The danger in the next big thingBMJ 2014; 348 doi: https://doi.org/10.1136/bmj.g3158 (Published 08 May 2014) Cite this as: BMJ 2014;348:g3158
- Kamran Abbasi, international editor, The BMJ
What is the next big thing? How do we know it when we see it? Is it the burger flipping robot that creates 360 different varieties of burger? What would such burgers taste like? It might be the 3D printing technology that is heralded as part of a new industrial revolution (doi:10.1136/bmj.g2963). Our picture of the week, inevitably rendered in glorious two dimensions, is a plastic skull created with 3D printing and used in an operation in a Dutch hospital. However, this plastic skull is not to be confused with helmets that don’t seem to work in the treatment of infant skull deformities (doi:10.1136/bmj.g2741, doi:10.1136/bmj.g2906).

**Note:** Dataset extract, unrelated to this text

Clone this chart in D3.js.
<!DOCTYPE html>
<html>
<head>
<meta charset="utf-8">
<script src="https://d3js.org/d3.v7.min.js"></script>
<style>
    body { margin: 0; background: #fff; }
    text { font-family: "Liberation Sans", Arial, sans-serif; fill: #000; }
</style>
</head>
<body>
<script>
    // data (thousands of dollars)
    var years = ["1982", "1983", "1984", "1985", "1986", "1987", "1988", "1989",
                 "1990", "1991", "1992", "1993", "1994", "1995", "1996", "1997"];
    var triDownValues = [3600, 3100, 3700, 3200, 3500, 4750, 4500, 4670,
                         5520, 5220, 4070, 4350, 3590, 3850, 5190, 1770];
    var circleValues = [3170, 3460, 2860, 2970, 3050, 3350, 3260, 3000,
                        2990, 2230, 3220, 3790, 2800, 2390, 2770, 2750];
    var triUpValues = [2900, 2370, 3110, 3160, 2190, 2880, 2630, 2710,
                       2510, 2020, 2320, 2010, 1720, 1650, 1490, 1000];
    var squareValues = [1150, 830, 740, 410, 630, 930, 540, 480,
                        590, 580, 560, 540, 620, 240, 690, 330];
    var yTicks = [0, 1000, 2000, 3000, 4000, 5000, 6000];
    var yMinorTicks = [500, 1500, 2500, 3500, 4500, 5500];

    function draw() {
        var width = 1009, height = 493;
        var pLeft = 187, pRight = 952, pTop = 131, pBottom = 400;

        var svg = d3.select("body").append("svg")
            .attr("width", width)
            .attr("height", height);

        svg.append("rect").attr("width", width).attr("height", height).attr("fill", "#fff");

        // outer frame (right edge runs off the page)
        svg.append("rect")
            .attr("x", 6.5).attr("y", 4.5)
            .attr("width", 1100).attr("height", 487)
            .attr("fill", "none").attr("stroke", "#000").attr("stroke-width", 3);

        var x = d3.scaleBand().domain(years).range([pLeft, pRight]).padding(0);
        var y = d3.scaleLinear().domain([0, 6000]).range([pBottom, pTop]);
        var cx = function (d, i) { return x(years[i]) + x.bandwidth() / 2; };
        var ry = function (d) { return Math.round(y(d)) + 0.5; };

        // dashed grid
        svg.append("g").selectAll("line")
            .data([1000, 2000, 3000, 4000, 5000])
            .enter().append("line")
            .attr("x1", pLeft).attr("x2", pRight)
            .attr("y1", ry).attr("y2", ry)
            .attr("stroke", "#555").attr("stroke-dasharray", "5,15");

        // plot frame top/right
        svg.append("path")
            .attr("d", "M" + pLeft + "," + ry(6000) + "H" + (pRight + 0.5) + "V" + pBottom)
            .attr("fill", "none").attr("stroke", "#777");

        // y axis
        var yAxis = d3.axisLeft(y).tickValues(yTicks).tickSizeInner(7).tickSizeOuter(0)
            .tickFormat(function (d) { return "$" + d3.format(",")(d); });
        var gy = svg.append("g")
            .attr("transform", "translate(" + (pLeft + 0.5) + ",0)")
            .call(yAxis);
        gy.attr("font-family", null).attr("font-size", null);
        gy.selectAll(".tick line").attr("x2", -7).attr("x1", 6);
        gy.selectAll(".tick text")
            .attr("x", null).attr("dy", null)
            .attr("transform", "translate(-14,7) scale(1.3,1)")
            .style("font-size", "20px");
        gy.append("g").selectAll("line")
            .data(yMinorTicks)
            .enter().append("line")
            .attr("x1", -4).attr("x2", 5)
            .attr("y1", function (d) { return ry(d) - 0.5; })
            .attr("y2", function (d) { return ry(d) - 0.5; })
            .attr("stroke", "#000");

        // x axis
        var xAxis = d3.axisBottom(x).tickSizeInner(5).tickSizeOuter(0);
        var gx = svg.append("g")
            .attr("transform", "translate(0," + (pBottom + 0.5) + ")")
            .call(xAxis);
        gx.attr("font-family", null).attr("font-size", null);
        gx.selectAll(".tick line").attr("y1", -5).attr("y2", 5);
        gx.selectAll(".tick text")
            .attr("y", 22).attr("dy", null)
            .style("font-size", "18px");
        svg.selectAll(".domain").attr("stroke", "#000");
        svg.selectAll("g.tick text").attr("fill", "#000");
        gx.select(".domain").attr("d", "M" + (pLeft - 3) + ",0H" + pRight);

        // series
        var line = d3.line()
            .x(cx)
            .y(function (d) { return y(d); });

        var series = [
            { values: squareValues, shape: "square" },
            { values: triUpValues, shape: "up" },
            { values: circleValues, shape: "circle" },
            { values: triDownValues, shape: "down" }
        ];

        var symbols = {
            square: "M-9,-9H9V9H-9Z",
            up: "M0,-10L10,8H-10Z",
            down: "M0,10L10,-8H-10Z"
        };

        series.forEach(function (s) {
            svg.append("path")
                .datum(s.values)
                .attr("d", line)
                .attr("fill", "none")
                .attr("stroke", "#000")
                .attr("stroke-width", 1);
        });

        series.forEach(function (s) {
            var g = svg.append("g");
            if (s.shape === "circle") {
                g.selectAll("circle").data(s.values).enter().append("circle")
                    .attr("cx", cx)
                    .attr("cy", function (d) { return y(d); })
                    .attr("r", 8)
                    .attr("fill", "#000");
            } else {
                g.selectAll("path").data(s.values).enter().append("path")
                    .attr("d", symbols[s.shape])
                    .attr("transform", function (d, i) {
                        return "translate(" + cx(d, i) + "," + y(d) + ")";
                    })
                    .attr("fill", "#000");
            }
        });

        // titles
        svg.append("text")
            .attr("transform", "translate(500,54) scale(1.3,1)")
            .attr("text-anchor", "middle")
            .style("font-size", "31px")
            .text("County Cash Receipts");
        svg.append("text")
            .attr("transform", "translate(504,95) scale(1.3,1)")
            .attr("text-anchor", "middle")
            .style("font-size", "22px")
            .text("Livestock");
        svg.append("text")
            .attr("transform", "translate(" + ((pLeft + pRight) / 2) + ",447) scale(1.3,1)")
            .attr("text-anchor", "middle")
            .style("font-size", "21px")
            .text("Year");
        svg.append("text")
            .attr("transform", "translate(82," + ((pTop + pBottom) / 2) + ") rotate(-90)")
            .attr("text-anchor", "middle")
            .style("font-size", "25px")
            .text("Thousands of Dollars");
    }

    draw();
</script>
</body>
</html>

With drugs, we’re usually informed about the next best thing by a company marketing campaign, a grand announcement at a major conference, or a study published in a medical journal. In fact, usually all three. The positive noise about a new drug emerges quickly. Cautionary messages take longer to be heard, by which time the latest wonder drug may have achieved blockbuster sales—and probably raised concerns about harm.
The incretin based drugs were one such product, the “new darlings of diabetes treatment,” and the biggest breakthrough, apparently, since the discovery of insulin nearly 100 years before. Reviews of the safety profiles of these drugs by the US Food and Drug Administration and the European Medicines Agency prompted an investigation by The BMJ, which last year identified the risk of pancreatic damage (BMJ 2013;346;f3680). Two studies in this week’s issue, a systematic review and meta-analysis of mostly industry funded trials and a cohort study drawn from the UK Clinical Practice Research Datalink practice database, indicate that any risk of acute pancreatitis is likely to be small. Given the available evidence, it is hard to be conclusive, and the potential for pancreatitis should be discussed with patients (doi:10.1136/bmj.g2779, doi:10.1136/bmj.g2366, doi:10.1136/bmj.g2780).

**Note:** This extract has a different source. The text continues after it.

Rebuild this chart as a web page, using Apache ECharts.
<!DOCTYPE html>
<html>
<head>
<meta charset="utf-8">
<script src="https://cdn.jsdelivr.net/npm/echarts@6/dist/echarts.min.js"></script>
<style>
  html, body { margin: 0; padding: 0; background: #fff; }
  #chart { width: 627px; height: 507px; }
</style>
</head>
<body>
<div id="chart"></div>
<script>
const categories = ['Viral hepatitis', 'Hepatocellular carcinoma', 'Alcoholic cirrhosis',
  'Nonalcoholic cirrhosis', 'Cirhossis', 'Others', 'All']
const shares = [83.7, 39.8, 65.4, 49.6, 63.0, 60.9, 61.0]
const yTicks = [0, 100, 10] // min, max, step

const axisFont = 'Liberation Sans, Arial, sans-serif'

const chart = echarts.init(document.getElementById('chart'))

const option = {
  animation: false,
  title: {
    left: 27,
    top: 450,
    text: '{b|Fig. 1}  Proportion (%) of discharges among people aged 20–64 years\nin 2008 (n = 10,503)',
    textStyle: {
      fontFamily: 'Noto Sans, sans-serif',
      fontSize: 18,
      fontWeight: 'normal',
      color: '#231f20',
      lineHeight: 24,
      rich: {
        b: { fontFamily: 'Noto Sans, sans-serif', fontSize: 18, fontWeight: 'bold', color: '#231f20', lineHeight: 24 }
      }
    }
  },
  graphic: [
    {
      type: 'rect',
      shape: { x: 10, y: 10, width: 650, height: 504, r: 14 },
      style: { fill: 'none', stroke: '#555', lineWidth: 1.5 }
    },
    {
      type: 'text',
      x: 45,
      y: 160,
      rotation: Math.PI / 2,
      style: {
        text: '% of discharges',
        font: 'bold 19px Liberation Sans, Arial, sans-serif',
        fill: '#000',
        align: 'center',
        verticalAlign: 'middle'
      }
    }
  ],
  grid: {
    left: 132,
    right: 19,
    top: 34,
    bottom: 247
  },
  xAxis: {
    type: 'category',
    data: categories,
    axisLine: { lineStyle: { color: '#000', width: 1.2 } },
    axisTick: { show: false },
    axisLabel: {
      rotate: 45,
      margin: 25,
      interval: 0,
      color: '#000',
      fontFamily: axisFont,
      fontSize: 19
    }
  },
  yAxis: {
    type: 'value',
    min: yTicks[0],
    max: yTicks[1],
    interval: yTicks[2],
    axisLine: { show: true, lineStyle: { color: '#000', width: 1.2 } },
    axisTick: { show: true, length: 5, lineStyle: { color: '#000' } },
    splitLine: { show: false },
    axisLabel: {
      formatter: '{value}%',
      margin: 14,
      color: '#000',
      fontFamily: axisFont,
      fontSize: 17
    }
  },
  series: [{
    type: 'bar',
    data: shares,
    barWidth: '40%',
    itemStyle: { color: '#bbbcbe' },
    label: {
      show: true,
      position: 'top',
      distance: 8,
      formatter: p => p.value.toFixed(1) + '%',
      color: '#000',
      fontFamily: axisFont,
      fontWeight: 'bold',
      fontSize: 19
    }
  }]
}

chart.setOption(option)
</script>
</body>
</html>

The next best thing in the world of torture tends to keep a lower profile. Waterboarding was exposed as a frequently used interrogation method in Abu Ghraib, Guantanamo, and the US Central Intelligence Agency’s secret prisons. But what role did doctors play in the abuse of detainees in the “war on terror”? A new report by the Institute of Medicines as a Profession and the Open Society Foundations finds that doctors were “monitoring oxygen saturations during waterboarding, watching for edema in detainees forced to stand in stress positions, and helping increase psychological distress by sharing prisoners’ individual health information with interrogators” (doi:10.1136/bmj.g2947). The report calls for the medical profession to unflinchingly reject involvement in abusive interrogations and suggests legislation to discourage unethical conduct by health professionals towards prisoners.

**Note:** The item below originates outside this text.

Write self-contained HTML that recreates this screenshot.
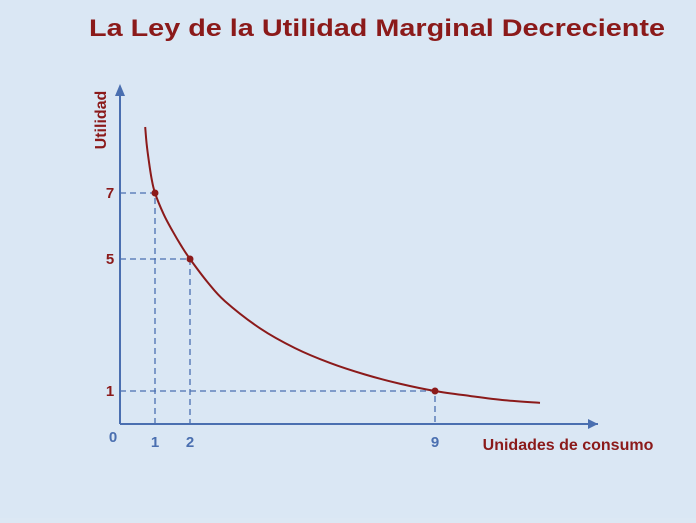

In an argument to revive a previously best thing, Helena Watson explains why feminism isn’t a dirty word and in medicine needs a revival (doi:10.1136/bmj.g2623). Readers may struggle with the word feminism, says Watson, as it has been tarnished by the caricature of a man hating fundamentalist. An example of women’s broader struggle is an unethical new policy introduced by the International Olympic Committee requiring women with hyperandrogenism to lower testosterone concentrations to compete. The policy effectively outlaws natural physiological variation and condones unnecessary medical intervention (doi:10.1136/bmj.g2926). Perhaps this latest industrial revolution is missing its own age of enlightenment?